Make an exact copy of the lines, leaving the pictures out.

****************************************

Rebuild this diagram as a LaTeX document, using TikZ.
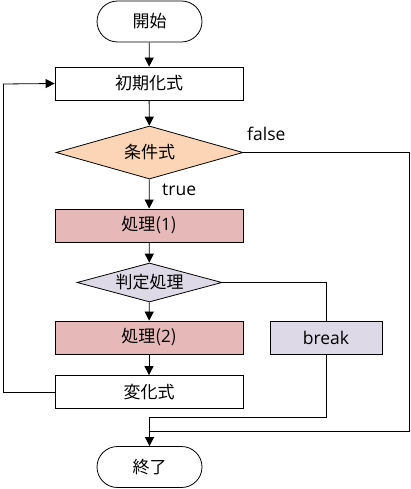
\documentclass[tikz,border=0pt]{standalone}
\usepackage{fontspec}
\setmainfont{Noto Sans CJK JP}
\newfontfamily\latfont{Open Sans}
\usetikzlibrary{shapes.geometric,shapes.misc,arrows.meta}
\definecolor{peach}{HTML}{FBD5B5}
\definecolor{pinkbox}{HTML}{E6B9B8}
\definecolor{lav}{HTML}{DDD9E6}
\begin{document}
\begin{tikzpicture}[x=1pt,y=-1pt,
  every node/.style={font=\fontsize{17}{19}\selectfont, inner sep=0pt},
  lat/.style={font=\latfont\fontsize{17.5}{19}\selectfont},
  box/.style={draw, line width=0.8pt, minimum width=188pt, minimum height=33pt},
  term/.style={draw, line width=0.8pt, rounded rectangle, minimum width=105pt, minimum height=41pt},
  dia/.style={draw, line width=0.8pt, diamond, aspect=3.5},
  conn/.style={line width=0.8pt},
  arr/.style={line width=0.8pt, -{Triangle[length=9pt,width=9pt]}}]
\useasboundingbox (0,0) rectangle (411,489);
\node[term] (start) at (149.5,21.5) {開始};
\node[box] (init) at (149,83.5) {初期化式};
\node[dia, fill=peach, minimum width=187pt, minimum height=53pt] (cond) at (149.5,152.5) {};
\node at (cond.center) {条件式};
\node[box, fill=pinkbox] (p1) at (149,225.5) {処理({\latfont 1})};
\node[dia, fill=lav, minimum width=145pt, minimum height=39pt] (judge) at (149.5,282.5) {};
\node at (judge.center) {判定処理};
\node[box, fill=pinkbox] (p2) at (149,337.5) {処理({\latfont 2})};
\node[draw, line width=0.8pt, fill=lav, minimum width=112pt, minimum height=33pt, lat] (brk) at (326,337.5) {break};
\node[box] (chg) at (149,392) {変化式};
\node[term] (end) at (149.5,467) {終了};
\node[anchor=base west, lat] (flab) at (247,141) {false};
\node[anchor=base west, lat] (tlab) at (162,195) {true};
\coordinate (fr) at (409,152.5);
\coordinate (fb) at (409,431);
\coordinate (fj) at (149.5,431);
\coordinate (bj) at (149.5,417);
\coordinate (lb) at (3,392);
\coordinate (lt) at (3,84);
\draw[arr] (start) -- (init);
\draw[arr] (init) -- (cond);
\draw[arr] (cond) -- (p1);
\draw[arr] (p1) -- (judge);
\draw[arr] (judge) -- (p2);
\draw[arr] (p2) -- (chg);
\draw[conn] (judge.east) -| (brk.north);
\draw[conn] (brk.south) |- (bj);
\draw[conn] (cond.east) -- (fr) -- (fb) -- (fj);
\draw[arr] (bj) -- (end.north);
\draw[conn] (chg.west) -- (lb) -- (lt);
\draw[arr] (lt) -- (init.west);
\end{tikzpicture}
\end{document}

****************************************

● **RESULT OF THIS EXERCISE**:
Rebuild this diagram as a LaTeX document, using TikZ.
\documentclass[tikz,border=0pt]{standalone}
\usepackage{fontspec}
\setmainfont{Noto Sans CJK JP}
\newfontfamily\latfont{Open Sans}
\usetikzlibrary{shapes.geometric,shapes.misc,arrows.meta}
\definecolor{peach}{HTML}{FBD5B5}
\definecolor{pinkbox}{HTML}{E6B9B8}
\definecolor{lav}{HTML}{DDD9E6}
\begin{document}
\begin{tikzpicture}[x=1pt,y=-1pt,
  every node/.style={font=\fontsize{17}{19}\selectfont, inner sep=0pt},
  lat/.style={font=\latfont\fontsize{17.5}{19}\selectfont},
  box/.style={draw, line width=0.8pt, minimum width=188pt, minimum height=33pt},
  term/.style={draw, line width=0.8pt, rounded rectangle, minimum width=105pt, minimum height=41pt},
  dia/.style={draw, line width=0.8pt, diamond, aspect=3.5},
  conn/.style={line width=0.8pt},
  arr/.style={line width=0.8pt, -{Triangle[length=9pt,width=9pt]}}]
\useasboundingbox (0,0) rectangle (411,489);
\node[term] (start) at (149.5,21.5) {開始};
\node[box] (init) at (149,83.5) {初期化式};
\node[dia, fill=peach, minimum width=187pt, minimum height=53pt] (cond) at (149.5,152.5) {};
\node at (cond.center) {条件式};
\node[box, fill=pinkbox] (p1) at (149,225.5) {処理({\latfont 1})};
\node[dia, fill=lav, minimum width=145pt, minimum height=39pt] (judge) at (149.5,282.5) {};
\node at (judge.center) {判定処理};
\node[box, fill=pinkbox] (p2) at (149,337.5) {処理({\latfont 2})};
\node[draw, line width=0.8pt, fill=lav, minimum width=112pt, minimum height=33pt, lat] (brk) at (326,337.5) {break};
\node[box] (chg) at (149,392) {変化式};
\node[term] (end) at (149.5,467) {終了};
\node[anchor=base west, lat] (flab) at (247,141) {false};
\node[anchor=base west, lat] (tlab) at (162,195) {true};
\coordinate (fr) at (409,152.5);
\coordinate (fb) at (409,431);
\coordinate (fj) at (149.5,431);
\coordinate (bj) at (149.5,417);
\coordinate (lb) at (3,392);
\coordinate (lt) at (3,84);
\draw[arr] (start) -- (init);
\draw[arr] (init) -- (cond);
\draw[arr] (cond) -- (p1);
\draw[arr] (p1) -- (judge);
\draw[arr] (judge) -- (p2);
\draw[arr] (p2) -- (chg);
\draw[conn] (judge.east) -| (brk.north);
\draw[conn] (brk.south) |- (bj);
\draw[conn] (cond.east) -- (fr) -- (fb) -- (fj);
\draw[arr] (bj) -- (end.north);
\draw[conn] (chg.west) -- (lb) -- (lt);
\draw[arr] (lt) -- (init.west);
\end{tikzpicture}
\end{document}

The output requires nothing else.